Award of Attorney Fees and Costs
In addressing the issue of attorney fees, expenses, and costs, the court held that the defendants were obligated to pay these as stipulated in the settlement agreement. The court noted that the terms of the settlement included provisions requiring the defendants to assume the existing mortgages associated with the properties in question. A clause in the mortgages specified that the mortgagors agreed to pay the mortgagee all costs and reasonable attorney fees in the event of foreclosure actions. The court found that since the defendants accepted the settlement on July 14, 1982, they were bound by the terms of the mortgages, including the obligation to cover attorney fees and costs incurred during the foreclosure proceedings.
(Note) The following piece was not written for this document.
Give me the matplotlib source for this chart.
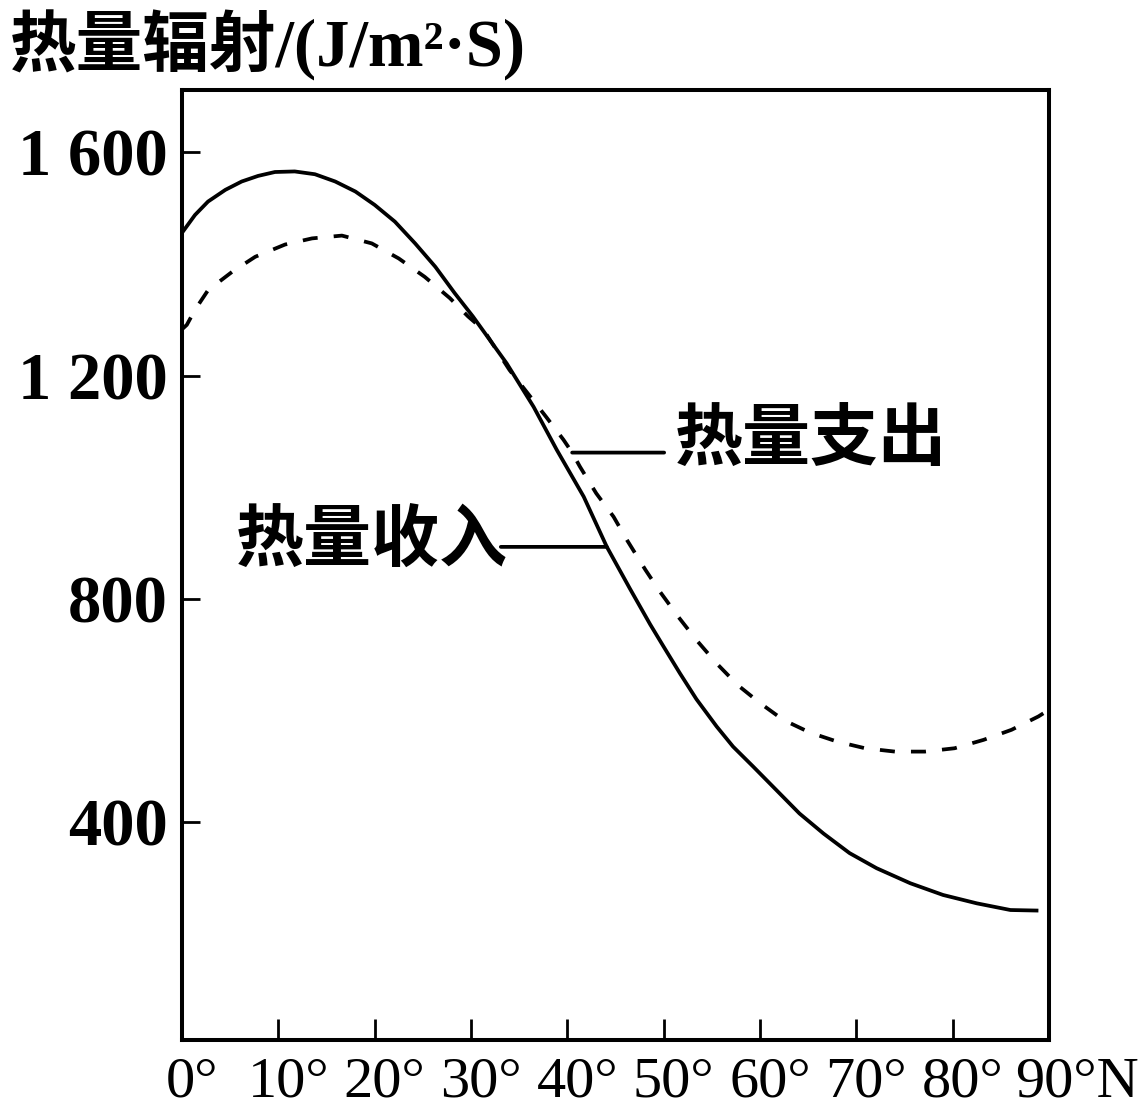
import matplotlib
matplotlib.use("Agg")
import matplotlib.pyplot as plt
import matplotlib.transforms as mtransforms

# latitude (deg N) and heat radiation (J/m2·s)
lat_in = [0, 1.35, 2.7, 4.5, 6.2, 7.9, 9.65, 11.7, 13.8, 15.9, 18.0, 20.0, 22.1, 24.2,
          26.3, 28.3, 30.2, 33.7, 36.5, 38.9, 41.7, 44.1, 46.5, 48.6, 50.0, 51.7, 53.4,
          55.5, 57.2, 59.3, 61.7, 64.1, 66.6, 69.3, 72.1, 75.6, 79.0, 82.5, 86.0, 88.9]
heat_in = [1456, 1488, 1512, 1533, 1548, 1558, 1565, 1566, 1561, 1548, 1530, 1506, 1476, 1437,
           1395, 1348, 1306, 1222, 1144, 1067, 983, 893, 818, 754, 714, 666, 620,
           571, 535, 499, 457, 415, 379, 344, 317, 290, 269, 254, 242, 241]

lat_out = [0, 0.5, 1.35, 2.7, 5.2, 7.6, 10.7, 13.5, 16.6, 19.7, 22.5, 25.2, 27.8, 29.7,
           31.3, 34.0, 35.9, 37.8, 39.6, 40.5, 41.3, 43.0, 44.8, 46.2, 48.1, 49.6, 51.5,
           53.4, 55.5, 57.7, 60.0, 62.4, 65.2, 68.0, 70.9, 74.0, 77.1, 80.2, 83.2, 86.1,
           88.9, 90]
heat_out = [1283, 1291, 1318, 1353, 1386, 1413, 1435, 1446, 1451, 1437, 1410, 1377, 1339, 1306,
            1282, 1210, 1168, 1126, 1085, 1062, 1037, 989, 947, 905, 852, 813, 768,
            726, 684, 645, 613, 583, 560, 544, 532, 526, 526, 532, 547, 565,
            589, 601]

x_ticks = [0, 10, 20, 30, 40, 50, 60, 70, 80, 90]
x_labels = ["0°", "10°", "20°", "30°", "40°", "50°", "60°", "70°", "80°", "90°N"]
y_ticks = [400, 800, 1200, 1600]
y_labels = ["400", "800", "1 200", "1 600"]

CJK = ["Liberation Serif", "Noto Sans CJK SC"]

fig = plt.figure(figsize=(11.45, 11.19), dpi=100)
ax = fig.add_axes([182 / 1145, 79 / 1119, 867 / 1145, 950 / 1119])

ax.plot(lat_in, heat_in, color="black", lw=2.7, solid_capstyle="butt")
ax.plot(lat_out, heat_out, color="black", lw=2.7, linestyle=(0, (4.0, 4.3)))

ax.set_xlim(0, 90)
ax.set_ylim(9, 1712)

for spine in ax.spines.values():
    spine.set_linewidth(2.9)

ax.tick_params(axis="both", direction="in", width=2.0, color="black")
ax.tick_params(axis="x", length=15, pad=12)
ax.tick_params(axis="y", length=13, pad=10)

ax.set_yticks(y_ticks)
ax.set_yticklabels(y_labels, fontfamily="Liberation Serif", fontweight="bold", fontsize=48)
ax.set_xticks(x_ticks)
ax.set_xticklabels(x_labels, fontfamily="Liberation Serif", fontsize=42)

# nudge the bottom labels to the right like in the source figure
for i, lab in enumerate(ax.get_xticklabels()):
    dx = 28 if i == len(x_labels) - 1 else 10
    lab.set_transform(lab.get_transform() + mtransforms.ScaledTranslation(dx / 100, 0, fig.dpi_scale_trans))

fig.text(10 / 1145, 1 - 45 / 1119, "热量辐射/(J/m²·S)", fontfamily=CJK, fontweight="bold",
         fontsize=48, ha="left", va="center")

# curve labels with horizontal leader lines
lead = dict(arrowstyle="-", lw=2.7, color="black", shrinkA=0, shrinkB=0)
i_out = lat_out.index(40.5)
p_out = (lat_out[i_out], heat_out[i_out])
ax.annotate("", xy=p_out, xytext=(92, 0), textcoords="offset pixels", arrowprops=lead)
ax.annotate("热量支出", xy=p_out, xytext=(103, 10), textcoords="offset pixels",
            fontfamily=CJK, fontweight="bold", fontsize=49, ha="left", va="center")

i_in = lat_in.index(44.1)
p_in = (lat_in[i_in], heat_in[i_in])
ax.annotate("", xy=p_in, xytext=(-106, 0), textcoords="offset pixels", arrowprops=lead)
ax.annotate("热量收入", xy=p_in, xytext=(-99, 3), textcoords="offset pixels",
            fontfamily=CJK, fontweight="bold", fontsize=49, ha="right", va="center")

fig.savefig("out.png", dpi=100, facecolor="white")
Even though the defendants attempted to repudiate the settlement, the court determined that their actions did not absolve them of their financial responsibilities arising from the acceptance of the settlement agreement. Thus, the court awarded the plaintiff a total of $67,283.30 for attorney fees, expenses, and costs, which included amounts incurred as a direct result of the defendants' repudiation. The decision highlighted that equity would regard as done that which ought to be done, reinforcing the notion that defendants were still liable for the obligations that arose from their acceptance of the settlement. Consequently, the trial court's ruling on the award of fees and costs was affirmed, emphasizing the enforceability of settlement agreements and the obligations they create for the parties involved.